> **The task**
Copy all lines in which the word "that" can be found.
--------------------
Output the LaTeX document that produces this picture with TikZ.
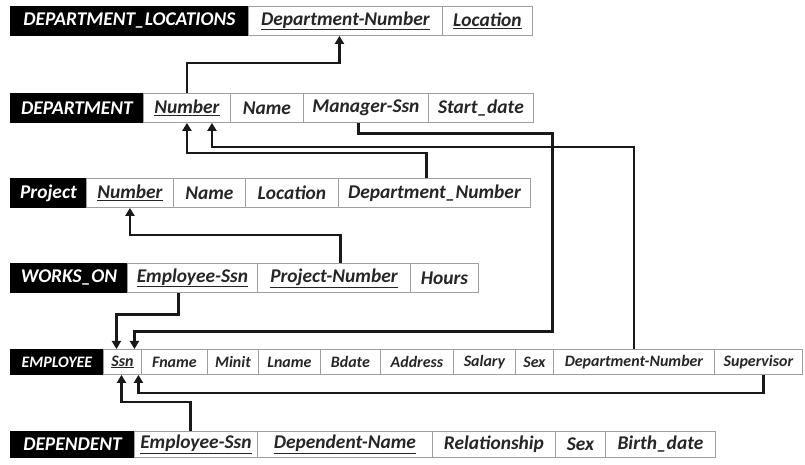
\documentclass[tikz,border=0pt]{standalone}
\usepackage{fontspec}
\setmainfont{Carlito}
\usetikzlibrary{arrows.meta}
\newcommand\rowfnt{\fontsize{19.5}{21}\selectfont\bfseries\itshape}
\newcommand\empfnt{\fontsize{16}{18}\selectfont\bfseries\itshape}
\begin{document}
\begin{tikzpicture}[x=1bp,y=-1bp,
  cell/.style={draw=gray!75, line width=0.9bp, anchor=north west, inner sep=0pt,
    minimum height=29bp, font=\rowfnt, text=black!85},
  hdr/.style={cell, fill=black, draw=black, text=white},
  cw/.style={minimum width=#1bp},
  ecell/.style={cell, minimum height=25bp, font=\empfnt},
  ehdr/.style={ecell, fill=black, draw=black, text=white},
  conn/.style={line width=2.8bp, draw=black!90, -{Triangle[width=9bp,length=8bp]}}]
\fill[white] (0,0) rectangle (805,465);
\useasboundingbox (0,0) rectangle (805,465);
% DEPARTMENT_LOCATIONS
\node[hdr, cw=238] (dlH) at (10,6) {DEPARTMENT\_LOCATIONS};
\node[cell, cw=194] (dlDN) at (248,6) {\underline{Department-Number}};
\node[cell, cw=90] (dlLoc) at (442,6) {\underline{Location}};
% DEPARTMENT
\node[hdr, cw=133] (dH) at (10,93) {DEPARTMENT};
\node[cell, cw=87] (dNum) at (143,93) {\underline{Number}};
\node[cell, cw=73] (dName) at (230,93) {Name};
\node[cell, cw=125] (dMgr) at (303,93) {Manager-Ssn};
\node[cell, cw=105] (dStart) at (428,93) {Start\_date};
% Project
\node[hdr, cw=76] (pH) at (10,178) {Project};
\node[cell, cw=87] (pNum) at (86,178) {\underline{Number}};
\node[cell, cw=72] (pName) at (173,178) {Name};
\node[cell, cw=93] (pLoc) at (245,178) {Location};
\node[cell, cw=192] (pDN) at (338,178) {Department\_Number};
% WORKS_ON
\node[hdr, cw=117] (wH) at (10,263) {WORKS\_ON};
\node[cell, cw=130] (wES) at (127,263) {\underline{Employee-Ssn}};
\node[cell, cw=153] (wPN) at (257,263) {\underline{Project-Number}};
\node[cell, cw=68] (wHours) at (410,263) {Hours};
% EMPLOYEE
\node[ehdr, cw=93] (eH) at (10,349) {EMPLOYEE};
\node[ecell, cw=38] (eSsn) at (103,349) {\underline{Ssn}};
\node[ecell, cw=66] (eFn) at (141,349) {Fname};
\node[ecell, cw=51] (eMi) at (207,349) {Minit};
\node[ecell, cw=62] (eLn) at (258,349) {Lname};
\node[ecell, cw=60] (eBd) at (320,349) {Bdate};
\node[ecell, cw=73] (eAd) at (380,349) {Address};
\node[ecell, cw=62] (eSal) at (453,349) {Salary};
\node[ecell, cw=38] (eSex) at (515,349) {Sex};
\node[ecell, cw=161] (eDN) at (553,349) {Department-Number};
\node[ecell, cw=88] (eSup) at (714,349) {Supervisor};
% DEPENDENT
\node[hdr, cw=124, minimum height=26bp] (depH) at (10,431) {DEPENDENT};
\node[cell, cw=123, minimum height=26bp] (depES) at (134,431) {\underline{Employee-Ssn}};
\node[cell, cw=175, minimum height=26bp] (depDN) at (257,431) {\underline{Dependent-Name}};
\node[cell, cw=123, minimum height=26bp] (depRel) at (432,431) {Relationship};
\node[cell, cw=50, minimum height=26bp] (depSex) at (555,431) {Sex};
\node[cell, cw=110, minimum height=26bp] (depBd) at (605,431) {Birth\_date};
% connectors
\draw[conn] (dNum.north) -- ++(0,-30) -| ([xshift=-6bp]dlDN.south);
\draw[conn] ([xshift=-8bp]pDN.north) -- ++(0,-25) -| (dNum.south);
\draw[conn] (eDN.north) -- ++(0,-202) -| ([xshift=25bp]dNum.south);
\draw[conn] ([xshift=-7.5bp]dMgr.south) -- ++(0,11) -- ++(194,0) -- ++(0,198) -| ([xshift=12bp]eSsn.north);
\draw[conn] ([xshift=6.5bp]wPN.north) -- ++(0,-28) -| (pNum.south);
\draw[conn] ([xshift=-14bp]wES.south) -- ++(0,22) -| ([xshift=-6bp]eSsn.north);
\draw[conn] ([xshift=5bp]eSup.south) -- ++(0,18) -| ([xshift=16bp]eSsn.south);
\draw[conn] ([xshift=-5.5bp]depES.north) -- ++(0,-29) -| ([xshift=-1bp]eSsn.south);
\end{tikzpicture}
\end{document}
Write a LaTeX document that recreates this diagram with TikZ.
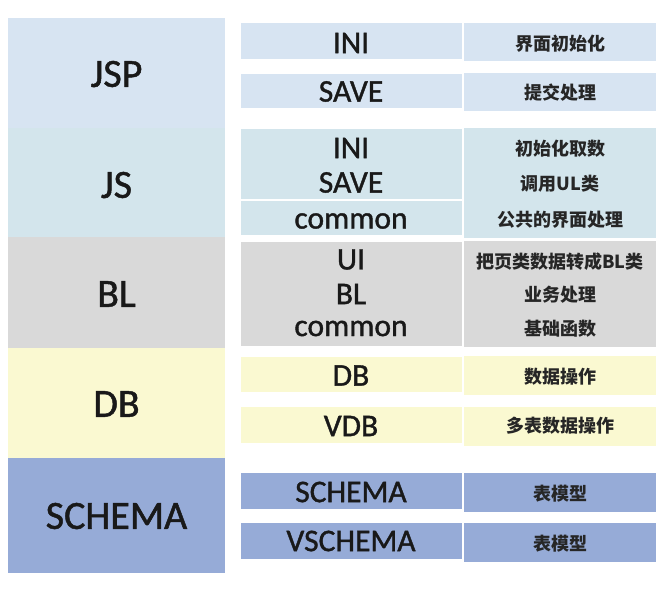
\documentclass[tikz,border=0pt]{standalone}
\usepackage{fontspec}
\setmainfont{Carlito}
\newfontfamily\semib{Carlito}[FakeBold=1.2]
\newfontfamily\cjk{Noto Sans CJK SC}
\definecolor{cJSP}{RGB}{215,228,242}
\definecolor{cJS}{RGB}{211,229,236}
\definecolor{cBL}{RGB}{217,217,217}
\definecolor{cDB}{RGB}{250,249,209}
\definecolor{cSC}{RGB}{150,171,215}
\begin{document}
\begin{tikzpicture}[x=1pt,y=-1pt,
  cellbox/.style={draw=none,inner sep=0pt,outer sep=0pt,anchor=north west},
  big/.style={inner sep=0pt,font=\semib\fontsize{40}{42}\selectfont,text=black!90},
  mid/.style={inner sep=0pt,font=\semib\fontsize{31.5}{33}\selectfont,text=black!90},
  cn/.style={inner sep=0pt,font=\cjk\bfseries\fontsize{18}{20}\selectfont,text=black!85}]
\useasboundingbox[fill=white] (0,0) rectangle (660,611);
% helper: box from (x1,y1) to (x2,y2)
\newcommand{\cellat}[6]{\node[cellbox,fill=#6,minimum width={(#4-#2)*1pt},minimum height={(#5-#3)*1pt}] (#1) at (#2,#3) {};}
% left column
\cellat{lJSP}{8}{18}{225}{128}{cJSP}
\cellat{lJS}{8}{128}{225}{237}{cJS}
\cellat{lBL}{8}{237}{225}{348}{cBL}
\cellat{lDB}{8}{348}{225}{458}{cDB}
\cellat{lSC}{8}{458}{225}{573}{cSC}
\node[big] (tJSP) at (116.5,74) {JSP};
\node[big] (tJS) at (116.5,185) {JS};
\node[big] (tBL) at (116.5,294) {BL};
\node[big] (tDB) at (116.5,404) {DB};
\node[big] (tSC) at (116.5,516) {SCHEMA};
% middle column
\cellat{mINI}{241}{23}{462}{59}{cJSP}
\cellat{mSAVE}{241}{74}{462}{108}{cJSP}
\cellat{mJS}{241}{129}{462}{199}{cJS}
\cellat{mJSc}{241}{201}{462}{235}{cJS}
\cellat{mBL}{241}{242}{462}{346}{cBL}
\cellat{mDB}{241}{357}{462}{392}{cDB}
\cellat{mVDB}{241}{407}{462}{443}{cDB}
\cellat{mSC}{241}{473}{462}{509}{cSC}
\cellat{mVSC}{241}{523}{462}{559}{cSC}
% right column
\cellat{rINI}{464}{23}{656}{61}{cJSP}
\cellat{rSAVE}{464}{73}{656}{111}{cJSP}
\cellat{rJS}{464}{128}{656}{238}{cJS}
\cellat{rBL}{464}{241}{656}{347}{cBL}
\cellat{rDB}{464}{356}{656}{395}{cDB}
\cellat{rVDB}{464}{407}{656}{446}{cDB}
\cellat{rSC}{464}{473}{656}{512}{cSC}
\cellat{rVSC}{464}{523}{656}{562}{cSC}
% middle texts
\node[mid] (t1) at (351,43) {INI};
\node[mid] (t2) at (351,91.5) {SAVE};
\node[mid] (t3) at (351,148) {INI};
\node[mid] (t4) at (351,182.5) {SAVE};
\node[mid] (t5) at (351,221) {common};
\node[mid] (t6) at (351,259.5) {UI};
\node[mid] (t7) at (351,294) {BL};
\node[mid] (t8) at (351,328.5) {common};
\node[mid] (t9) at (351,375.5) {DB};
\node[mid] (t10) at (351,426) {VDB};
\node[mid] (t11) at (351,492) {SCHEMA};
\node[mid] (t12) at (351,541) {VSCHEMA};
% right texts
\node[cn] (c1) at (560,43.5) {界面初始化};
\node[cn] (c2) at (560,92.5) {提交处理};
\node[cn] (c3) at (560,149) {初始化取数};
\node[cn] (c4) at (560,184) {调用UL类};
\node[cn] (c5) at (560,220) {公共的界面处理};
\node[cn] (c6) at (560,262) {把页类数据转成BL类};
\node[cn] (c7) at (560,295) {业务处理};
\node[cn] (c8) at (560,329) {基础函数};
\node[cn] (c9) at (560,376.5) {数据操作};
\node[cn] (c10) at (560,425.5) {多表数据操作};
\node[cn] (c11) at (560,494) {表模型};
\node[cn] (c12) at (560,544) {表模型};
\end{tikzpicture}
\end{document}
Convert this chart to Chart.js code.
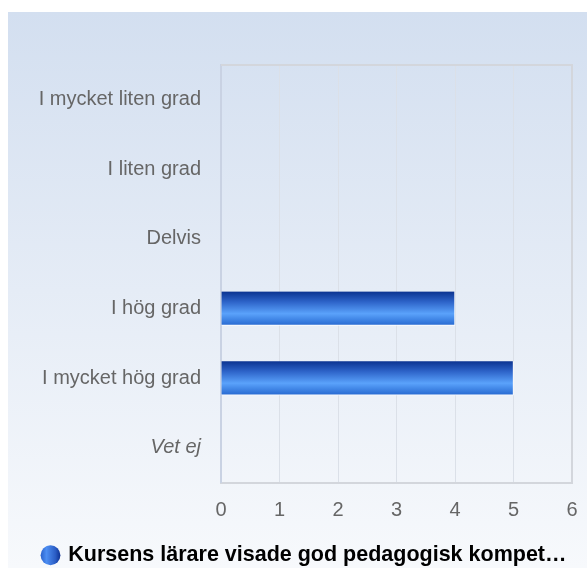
--------------------
> **Exercise solution**
Output the LaTeX document that produces this picture with TikZ.
Write a LaTeX document that recreates this diagram with TikZ.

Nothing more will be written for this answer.